The ALRC received Terms of Reference for this inquiry on 29 May 1984. The final report (ALRC Report 30, tabled March 1986) examined the issue of domestic violence within the Australian Capital Territory, focusing exclusively on incidents involving adult people who were married or living in a de facto relationship.
Legal institutions’ responses to instances of domestic violence had been criticised on two grounds. First, police were seen as taking a dismissive attitude towards complaints. Second, the sanctions imposed by the courts were seen as ineffective. There was also considerable uncertainty concerning the extent of powers available to law enforcement officers, and the circumstances in which they should be exercised.
However, a legal response to the issue, consisting largely of imposing sanctions on perpetrators, was not sufficient in itself. Consequently, the terms of reference directed the ALRC to investigate domestic violence in its social context.
A draft Bill is included in the report.
For the purposes of the ALRC’s recommendations, ‘domestic violence’ was defined as violence, whether actual or threatened, committed in the context of a marriage or de facto relationship. Such acts included murder, manslaughter and a number of other offences contained in the Crimes Act 1900 (NSW: ACT).
- A system of orders for victims of domestic violence should be implemented protecting the applicant’s immediate well-being and assets. Criminal sanctions should follow a failure to comply with these orders.
- Where an applicant applying for a firearms licence has been the subject of a domestic violence complaint, the licensing authority should not grant that licence.
- In addition, police officers should be more adequately equipped when responding to domestic violence through a clarification and expansion of police powers in this area.
- Appropriate facilities and training programs should also be introduced enabling police to recognise and address the needs of victims more effectively.
The Domestic Violence Act 1986 (ACT) gave substantial effect to the ALRC’s recommendations. Under section 9 of the Act, the court may make an order restraining the respondent’s conduct or movements, where those actions may harass or intimidate the applicant. In 1990, the Act was amended, extending the operation of the scheme of protection orders beyond that of spouse and de facto spouse.
In 1988, the Domestic Violence Crisis Service was established. This body visits and provides support services to those involved in a domestic violence incident.
In 2002 the Domestic Violence Act 1986 was renamed the Domestic Violence Agencies Act 1986 (ACT).
A number of Australian Capital Territory instruments now specify that where a protection order has been made against a person, that person cannot hold a firearms license.
A number of further initiatives consistent with ALRC recommendations were implemented in the 1990s following a reconsideration of domestic violence issues in the Australian Capital Territory Law Reform Committee’s 1995 report Domestic Violence: Criminal Issues Report (No 9). The initiatives included establishment of the Domestic Violence Prevention Council in 1997, the establishment of a successful pilot program in 2000 to train ACT police in responding to domestic violence incidents, improved coordination of ACT services for victims, and the ability for police to arrest perpetrators without summons.
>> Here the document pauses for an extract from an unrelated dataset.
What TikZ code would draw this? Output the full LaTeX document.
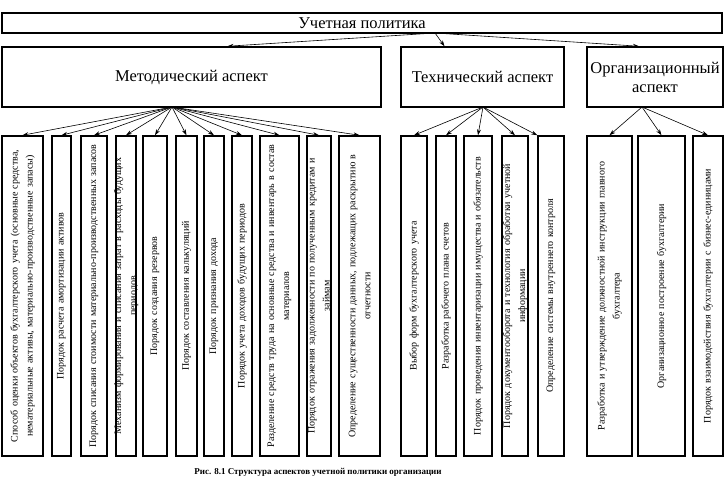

‘Battered Woman Syndrome’ is now debated as a legitimate defence in the sentencing of homicide offenders whose victims are alleged perpetrators of domestic violence. The High Court decision Osland v The Queen (1998) provides the most recent account of Australian law in this matter. It was also considered by the Model Criminal Code Officers’ Committee in its 1998 discussion paper on fatal offences against the person.
On 24 July 2009, the ALRC received Terms of Reference from the Attorney-General of Australia for an Inquiry to address issues concerning violence against women and their children.